━━━ Dataset extract

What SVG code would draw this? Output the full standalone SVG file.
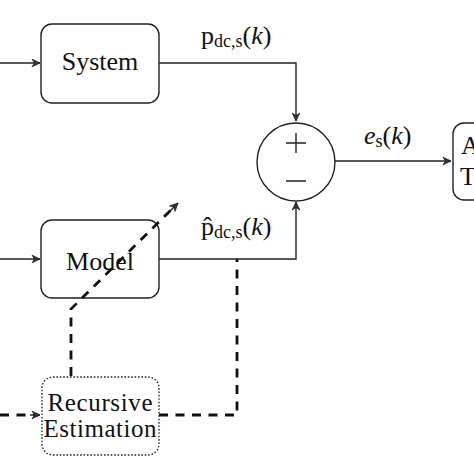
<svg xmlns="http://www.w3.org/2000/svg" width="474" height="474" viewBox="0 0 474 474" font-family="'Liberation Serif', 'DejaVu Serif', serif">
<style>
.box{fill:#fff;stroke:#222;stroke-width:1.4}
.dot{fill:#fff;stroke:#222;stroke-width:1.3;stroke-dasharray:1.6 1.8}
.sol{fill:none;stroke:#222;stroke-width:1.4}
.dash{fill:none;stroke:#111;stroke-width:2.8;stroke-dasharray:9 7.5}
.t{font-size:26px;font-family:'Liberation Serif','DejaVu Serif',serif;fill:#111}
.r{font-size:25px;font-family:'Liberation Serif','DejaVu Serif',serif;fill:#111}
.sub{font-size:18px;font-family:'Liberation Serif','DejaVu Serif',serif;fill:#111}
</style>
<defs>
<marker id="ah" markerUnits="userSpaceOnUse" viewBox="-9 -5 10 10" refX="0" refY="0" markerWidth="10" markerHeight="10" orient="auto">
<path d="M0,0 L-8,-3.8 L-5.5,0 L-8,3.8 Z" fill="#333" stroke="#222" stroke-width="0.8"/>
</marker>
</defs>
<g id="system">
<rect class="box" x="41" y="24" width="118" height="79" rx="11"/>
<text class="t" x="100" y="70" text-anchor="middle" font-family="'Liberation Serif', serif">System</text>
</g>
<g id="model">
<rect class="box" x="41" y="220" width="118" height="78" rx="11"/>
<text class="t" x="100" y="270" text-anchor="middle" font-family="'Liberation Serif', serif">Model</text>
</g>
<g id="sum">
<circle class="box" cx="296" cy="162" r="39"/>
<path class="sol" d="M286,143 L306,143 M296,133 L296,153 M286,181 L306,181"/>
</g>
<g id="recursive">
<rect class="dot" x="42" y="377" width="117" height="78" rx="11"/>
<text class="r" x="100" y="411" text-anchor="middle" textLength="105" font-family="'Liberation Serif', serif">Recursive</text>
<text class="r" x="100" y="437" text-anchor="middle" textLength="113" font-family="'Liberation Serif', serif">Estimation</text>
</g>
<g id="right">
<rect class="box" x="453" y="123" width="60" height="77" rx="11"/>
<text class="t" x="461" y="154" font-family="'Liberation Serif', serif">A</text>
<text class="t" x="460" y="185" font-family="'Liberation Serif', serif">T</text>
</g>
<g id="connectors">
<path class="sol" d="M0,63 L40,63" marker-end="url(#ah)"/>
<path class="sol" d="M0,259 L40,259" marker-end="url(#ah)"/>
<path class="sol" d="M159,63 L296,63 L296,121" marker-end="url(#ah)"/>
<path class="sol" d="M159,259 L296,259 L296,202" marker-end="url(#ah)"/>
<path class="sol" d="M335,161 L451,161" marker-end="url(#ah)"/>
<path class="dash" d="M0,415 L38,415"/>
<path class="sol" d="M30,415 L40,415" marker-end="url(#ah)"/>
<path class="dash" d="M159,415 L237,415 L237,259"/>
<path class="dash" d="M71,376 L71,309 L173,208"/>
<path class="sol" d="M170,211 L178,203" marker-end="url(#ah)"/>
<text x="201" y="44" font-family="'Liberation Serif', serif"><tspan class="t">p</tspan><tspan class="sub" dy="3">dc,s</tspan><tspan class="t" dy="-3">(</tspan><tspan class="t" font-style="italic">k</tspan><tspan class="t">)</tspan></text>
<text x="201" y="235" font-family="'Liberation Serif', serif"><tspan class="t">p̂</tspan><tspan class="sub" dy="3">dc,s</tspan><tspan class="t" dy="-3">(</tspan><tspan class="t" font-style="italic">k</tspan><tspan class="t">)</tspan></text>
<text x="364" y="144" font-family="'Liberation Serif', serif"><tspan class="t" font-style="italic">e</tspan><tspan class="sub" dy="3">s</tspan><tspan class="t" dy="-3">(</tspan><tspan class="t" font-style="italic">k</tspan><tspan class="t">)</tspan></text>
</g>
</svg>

━━━━━━

Directions for this task – Except for the pictures, copy the material above exactly.

Response to the exercise –
What SVG code would draw this? Output the full standalone SVG file.
<svg xmlns="http://www.w3.org/2000/svg" width="474" height="474" viewBox="0 0 474 474" font-family="'Liberation Serif', 'DejaVu Serif', serif">
<style>
.box{fill:#fff;stroke:#222;stroke-width:1.4}
.dot{fill:#fff;stroke:#222;stroke-width:1.3;stroke-dasharray:1.6 1.8}
.sol{fill:none;stroke:#222;stroke-width:1.4}
.dash{fill:none;stroke:#111;stroke-width:2.8;stroke-dasharray:9 7.5}
.t{font-size:26px;font-family:'Liberation Serif','DejaVu Serif',serif;fill:#111}
.r{font-size:25px;font-family:'Liberation Serif','DejaVu Serif',serif;fill:#111}
.sub{font-size:18px;font-family:'Liberation Serif','DejaVu Serif',serif;fill:#111}
</style>
<defs>
<marker id="ah" markerUnits="userSpaceOnUse" viewBox="-9 -5 10 10" refX="0" refY="0" markerWidth="10" markerHeight="10" orient="auto">
<path d="M0,0 L-8,-3.8 L-5.5,0 L-8,3.8 Z" fill="#333" stroke="#222" stroke-width="0.8"/>
</marker>
</defs>
<g id="system">
<rect class="box" x="41" y="24" width="118" height="79" rx="11"/>
<text class="t" x="100" y="70" text-anchor="middle" font-family="'Liberation Serif', serif">System</text>
</g>
<g id="model">
<rect class="box" x="41" y="220" width="118" height="78" rx="11"/>
<text class="t" x="100" y="270" text-anchor="middle" font-family="'Liberation Serif', serif">Model</text>
</g>
<g id="sum">
<circle class="box" cx="296" cy="162" r="39"/>
<path class="sol" d="M286,143 L306,143 M296,133 L296,153 M286,181 L306,181"/>
</g>
<g id="recursive">
<rect class="dot" x="42" y="377" width="117" height="78" rx="11"/>
<text class="r" x="100" y="411" text-anchor="middle" textLength="105" font-family="'Liberation Serif', serif">Recursive</text>
<text class="r" x="100" y="437" text-anchor="middle" textLength="113" font-family="'Liberation Serif', serif">Estimation</text>
</g>
<g id="right">
<rect class="box" x="453" y="123" width="60" height="77" rx="11"/>
<text class="t" x="461" y="154" font-family="'Liberation Serif', serif">A</text>
<text class="t" x="460" y="185" font-family="'Liberation Serif', serif">T</text>
</g>
<g id="connectors">
<path class="sol" d="M0,63 L40,63" marker-end="url(#ah)"/>
<path class="sol" d="M0,259 L40,259" marker-end="url(#ah)"/>
<path class="sol" d="M159,63 L296,63 L296,121" marker-end="url(#ah)"/>
<path class="sol" d="M159,259 L296,259 L296,202" marker-end="url(#ah)"/>
<path class="sol" d="M335,161 L451,161" marker-end="url(#ah)"/>
<path class="dash" d="M0,415 L38,415"/>
<path class="sol" d="M30,415 L40,415" marker-end="url(#ah)"/>
<path class="dash" d="M159,415 L237,415 L237,259"/>
<path class="dash" d="M71,376 L71,309 L173,208"/>
<path class="sol" d="M170,211 L178,203" marker-end="url(#ah)"/>
<text x="201" y="44" font-family="'Liberation Serif', serif"><tspan class="t">p</tspan><tspan class="sub" dy="3">dc,s</tspan><tspan class="t" dy="-3">(</tspan><tspan class="t" font-style="italic">k</tspan><tspan class="t">)</tspan></text>
<text x="201" y="235" font-family="'Liberation Serif', serif"><tspan class="t">p̂</tspan><tspan class="sub" dy="3">dc,s</tspan><tspan class="t" dy="-3">(</tspan><tspan class="t" font-style="italic">k</tspan><tspan class="t">)</tspan></text>
<text x="364" y="144" font-family="'Liberation Serif', serif"><tspan class="t" font-style="italic">e</tspan><tspan class="sub" dy="3">s</tspan><tspan class="t" dy="-3">(</tspan><tspan class="t" font-style="italic">k</tspan><tspan class="t">)</tspan></text>
</g>
</svg>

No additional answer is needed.